NARRATIVE SHORT CATEGORY
Winner: BILLO RANI by Angbeen Saleem & Maryam Mir; When Hafsa, a sparkly and impulsive 12-year-old girl, is made aware of her unibrow at Islamic Sunday School in a lesson on “cleanliness”, her chatty and aunty-like eyebrows come to life and begin to speak to her.
CASSETTES by Karan Sunil
SUNDROPS by Amitabh Joshi
Angbeen Saleem is a Pakistani Muslim artist, filmmaker, poet, and aspiring gardener from Philadelphia, PA. She does communications for North Star Fund, a community foundation that funds grassroots organizing in New York City and the Hudson Valley. Previously, she worked at MTV, the Southern Poverty Law Center, and the Aspen Institute. She loves the way storytelling can create space for learning, joy, and healing.
Her poetry has appeared in Best American Poetry 2021, Blood Orange Review, Pigeon Pages, The Margins, The Slowdown, underblong, and in other timelines of the multiverse. An installation of her poem “black and brown people on shark tank” is on display at Cherry Street Pier in Philadelphia. The most recent short film she co-wrote, Passenger Seat, premiered at the Museum of Moving Image in Queens. She lives in Brooklyn, NY.
Maryam Mir is a writer/director currently pursuing her MFA in Film Production at NYU Tisch, where she is an Ang Lee Scholar. As a Kashmiri-Canadian born in Germany, raised in Bahrain, with Kenyan ancestry, Maryam has always found inspiration in stories that center the immigrant experience in all its joy, delight and magic.

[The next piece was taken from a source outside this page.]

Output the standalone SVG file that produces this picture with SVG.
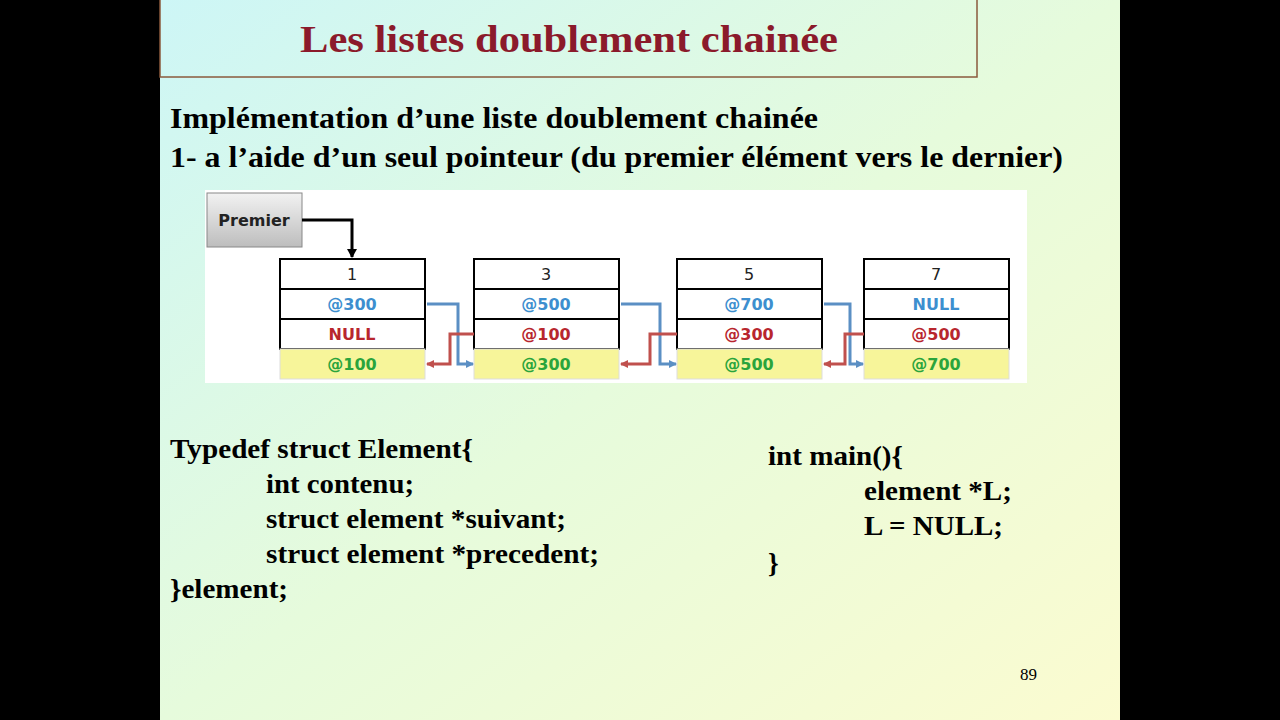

She is a HEAR US ’21 awardee, a UCP Thousand Miles Project Workshop Participant ’22 and a Gotham Marcie Bloom Fellow ’23. Her previous short film, Birdwatching, was an official selection at the International Film Festival of South Asia (IFFSA’21) and the Asian American International Film Festival (AAIFF44).
Previously, she has been featured in the American Muslim Futures Exhibit curated by the Shangri La Museum of Islamic Art, has completed a Summer Residency in Documentary Filmmaking at the School of Visual Arts and was a 2019 Open City Fellow at the Asian American Writers’ Workshop.